Defendants' Burden and Summary Judgment
The court evaluated the defendants' motion for summary judgment, emphasizing the initial burden placed on the moving party to demonstrate that there was no genuine issue of material fact. The defendants presented affidavits asserting that they did not possess any information that contradicted Western Union's public statements regarding its financial outlook. In contrast, the plaintiff's opposition relied on speculative inferences rather than concrete evidence to challenge the defendants' claims. The court reiterated that to survive a motion for summary judgment, the plaintiff needed to present specific facts showing a genuine issue for trial, which he failed to do. Ultimately, the court concluded that the defendants had met their burden for summary judgment, as the evidence presented by the plaintiff did not create a material fact dispute.

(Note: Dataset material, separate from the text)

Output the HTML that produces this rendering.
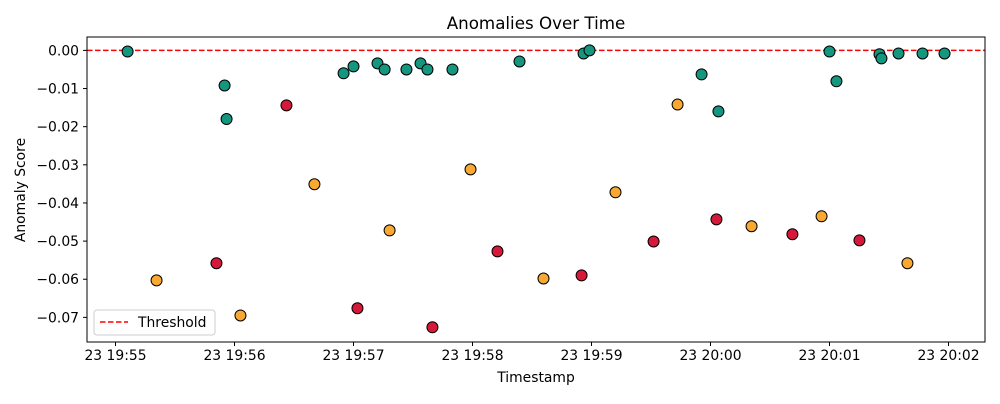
<!DOCTYPE html>
<html><head><meta charset="utf-8"><style>
body{margin:0;background:#fff;font-family:"DejaVu Sans","Liberation Sans",sans-serif}
</style></head><body>
<svg id="chart" width="1000" height="400" xmlns="http://www.w3.org/2000/svg" font-family="DejaVu Sans, Liberation Sans, sans-serif">
</svg>
<script>
const tickLabels=["23 19:55","23 19:56","23 19:57","23 19:58","23 19:59","23 20:00","23 20:01","23 20:02"];
const yTicks=[0,-0.01,-0.02,-0.03,-0.04,-0.05,-0.06,-0.07];
const normalT=[6.1,55.0,56.0,115.0,120.0,132.1,135.7,146.7,153.8,157.3,169.9,203.7,236.0,239.0,295.5,304.0,360.0,363.5,385.2,386.2,394.8,406.9,418.0];
const normalV=[-0.0003,-0.0092,-0.018,-0.006,-0.0042,-0.0034,-0.005,-0.005,-0.0034,-0.005,-0.005,-0.0029,-0.0008,0,-0.0063,-0.016,-0.0003,-0.0081,-0.001,-0.0021,-0.0008,-0.0008,-0.0008];
const mediumT=[20.7,63.0,100.3,138.2,179.0,215.8,252.1,283.4,320.7,356.0,399.3];
const mediumV=[-0.0603,-0.0695,-0.0351,-0.0472,-0.0312,-0.0598,-0.0372,-0.0142,-0.0461,-0.0435,-0.0558];
const highT=[50.9,86.2,122.0,159.8,192.6,235.0,271.3,303.0,341.3,375.1];
const highV=[-0.0558,-0.0144,-0.0676,-0.0726,-0.0527,-0.059,-0.0501,-0.0443,-0.0482,-0.0498];
const threshold=0;

const NS="http://www.w3.org/2000/svg";
const svg=document.getElementById('chart');
const L=87,R=985,T=37,B=342;
const xs=s=>115.5+s/60*119;
const ys=v=>50.4-v*3814;
function mk(tag,attrs,parent){const e=document.createElementNS(NS,tag);for(const k in attrs)e.setAttribute(k,attrs[k]);(parent||svg).appendChild(e);return e;}

let t=mk('text',{x:536,y:29,'text-anchor':'middle','font-size':16.7,fill:'#000'});t.textContent='Anomalies Over Time';



tickLabels.forEach((lab,i)=>{const x=xs(i*60);
 const l=mk('line',{x1:x,x2:x,y1:B,y2:B+4,stroke:'#000'});
 
 
 const tx=mk('text',{x:x,y:B+18,'text-anchor':'middle','font-size':13.9});tx.textContent=lab;
 
 
});
yTicks.forEach(v=>{const y=ys(v);
 const l=mk('line',{x1:L-4,x2:L,y1:y,y2:y,stroke:'#000'});
 
 
 const tx=mk('text',{x:L-8,y:y+5,'text-anchor':'end','font-size':13.9});tx.textContent=(v<0?'\u2212':'')+Math.abs(v).toFixed(2);
 
 
});
let xt=mk('text',{x:536,y:382,'text-anchor':'middle','font-size':13.9});xt.textContent='Timestamp';


let yt=mk('text',{x:25,y:190,'text-anchor':'middle','font-size':13.9,transform:'rotate(-90 25 190)'});yt.textContent='Anomaly Score';



let th=mk('line',{x1:L,x2:R,y1:ys(threshold),y2:ys(threshold),stroke:'#f00','stroke-width':1.5,'stroke-dasharray':'5.5,2.5'});



function series(ts,vs,color,name){ts.forEach((s,i)=>{
 const c=mk('circle',{cx:xs(s),cy:ys(vs[i]),r:5.5,fill:color,stroke:'#000','stroke-width':1});
 
 
});}
series(normalT,normalV,'#15967f','point-normal');
series(mediumT,mediumV,'#f9a832','point-medium');
series(highT,highV,'#d6193a','point-high');

let fr=mk('rect',{x:L,y:T,width:R-L,height:B-T,fill:'none',stroke:'#000','stroke-width':1});



const lg=mk('g',{});


mk('rect',{x:94,y:310,width:121,height:25,rx:3,fill:'#fff',stroke:'#ccc'},lg);
mk('line',{x1:100,x2:128,y1:322,y2:322,stroke:'#f00','stroke-width':1.5,'stroke-dasharray':'5.5,2.5'},lg);
const lt=mk('text',{x:138,y:327,'font-size':13.9},lg);lt.textContent='Threshold';
</script>
</body></html>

Plaintiff's Failure to Meet the Burden of Proof
The court highlighted the plaintiff's failure to meet the burden of proof necessary to advance his claims under the relevant securities laws. It noted that while the plaintiff adequately pled certain elements such as materiality and reliance, he did not provide sufficient facts to establish the defendants' intent or knowledge of inside information. The court emphasized that mere suspicion or conjecture was not enough to warrant discovery or to support claims of fraud. It underscored the principle that allegations of serious misconduct, such as insider trading, require robust factual support rather than speculative assertions. Consequently, the court found that the plaintiff had not fulfilled his evidentiary burden, leading to the granting of summary judgment in favor of the defendants on the federal claims.
Dismissal of State Law Claims
After granting summary judgment in favor of the defendants on the federal claims, the court addressed the pendent state law claims for common law fraud. It concluded that, with the dismissal of the federal claims, it lacked subject matter jurisdiction over the state law claims. The court referenced established precedent indicating that if federal claims are dismissed before trial, state claims should also be dismissed unless extraordinary circumstances arise. Given the absence of such circumstances in this case, the court determined it was appropriate to dismiss the state law claims following the resolution of the federal claims. This dismissal reflected the court's adherence to principles of judicial economy and respect for the limits of federal jurisdiction.